Así pasaba Miguel sus días, mostrando ante todo quien pudiera oírle las cosas malas que hacían en la calle. Que eran muchas y muy comunes; prácticamente no veía a nadie que a su entender cumpliera realmente con todas las normas.

Un día se fijó en que se le habían gastado las mascarillas, que eran de uso obligado tanto en la calle como en los establecimientos donde estaba permitido acudir, y decidió ir a comprar más antes de que fuera demasiado tarde.

Miguel tenía un problema en una pierna, por lo que siempre andaba muy despacio, y como el paquete de mascarillas no abultaba mucho decidió no coger la bolsa de la compra. Además, al ir a echar mano de la última mascarilla del paquete que tenía en casa junto a la puerta de entrada, vio que estaba rota y no pudo ponérsela, por lo que salió a la calle con la cara al aire. Además, al ser verano y vivir cerca de la farmacia, tras valorar la opción de ponerse una bufanda para salir la acabó desechando por las molestias que podría causarle.

En cuanto puso un pie en la calle empezó a oír gritos: «¡Insolidario! Ponte una mascarilla». «A la calle se sale a comprar, no a dar paseos». Y demás mensajes por el estilo, de toda índole y condición, como los que él mismo solía gritar todos los días desde su querido balcón.

A mitad de camino, cansado seguro por la falta de costumbre que agravaba los problemas en su pierna, se vio obligado a sentarse un momento en un banco.

—¡Imbécil! ¿Es que quieres matarnos a todos? —Escuchó poco antes de que le arrojaran encima un cubo de agua mezclada con lejía.

—¡Qué es esto! —exclamó—. ¿Por qué me atacan?

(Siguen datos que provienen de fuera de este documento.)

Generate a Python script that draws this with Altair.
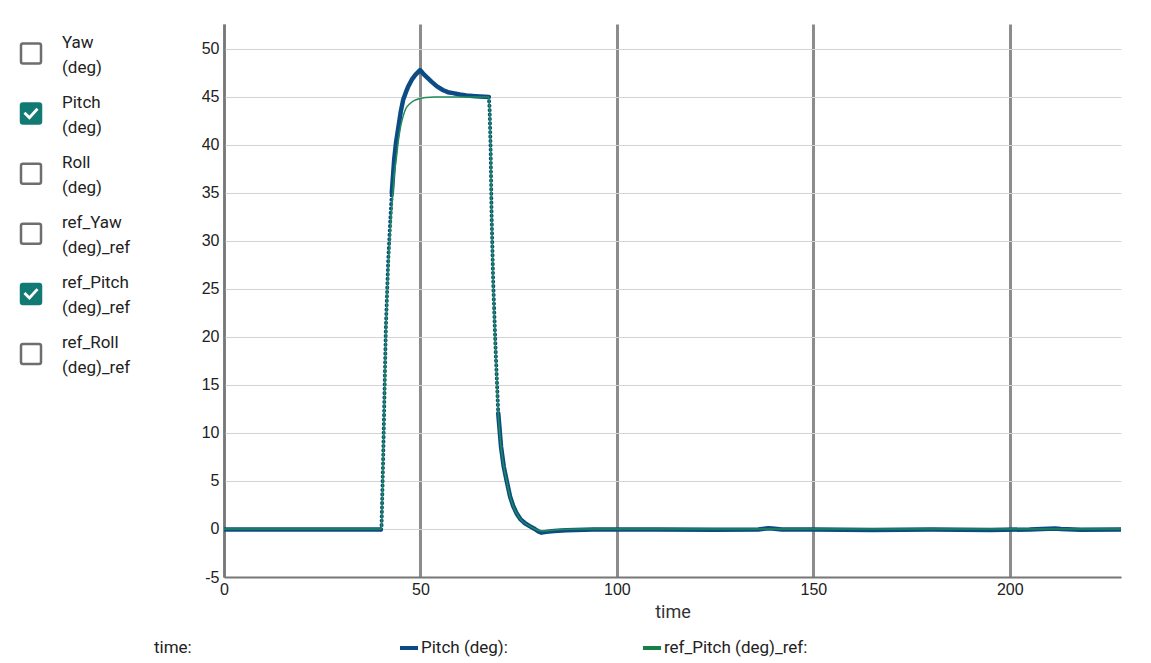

Miguel regresó a su hogar, entre gritos y lanzamientos de comida en mal estado, para darse una ducha y cambiarse de ropa.

Volvió a salir a la calle, ahora siguiendo otra ruta hacia la farmacia y, salvo el cubo con lejía, volvió a ocurrirle lo mismo. Una vez en su destino lo comentó, indignado, con el farmacéutico, que era vecino suyo y cuya primera reacción había sido darle una mascarilla para cubrirse antes de atenderle.

—¡No puedo creerlo! ¿Es que no ven que no soy capaz de actuar de otro modo? ¡Uno tiene una edad, y problemas de movilidad! —dijo al terminar su relato.

—Solo siguen tu ejemplo, Miguel —le explicó el farmacéutico—. Gritas siempre a Julián, cuya mala salud y la de su mujer le obligan a venir a la farmacia al menos dos veces a la semana. También a Ernesto, que con sus problemas de movilidad, más graves aún que los tuyos, tarda mucho tiempo en recorrer el trayecto más pequeño y necesita hacer muchas paradas en su camino. Solo te han hecho lo que haces tú siempre.

—No es lo mismo —se defendió Miguel débilmente. 

El otro no le contestó, y él regresó a casa.

La siguiente vez que salió a la calle le sucedió lo mismo, así como las siguientes, lo que finalmente le llevó a reflexionar sobre la situación.

Miguel siguió saliendo al balcón, pero dejó de increpar a la gente. Así, cuando veía por ejemplo a una pareja andando junta se fijaba en que uno de los dos tenía algún tipo de problema o era de avanzada edad y por eso, siguiendo las normas, salía a la calle acompañado. Y así hacía con cada caso que observaba y que antes consideraba el peor de los delitos.

Poco a poco se dio cuenta de que cada vez que salía a la calle le insultaban menos, hasta que ya dejaron de hacerlo.

La situación quizá durase un tiempo más pero, al igual que los niños que seguían las clases a través de Internet, él había aprendido una valiosa lección.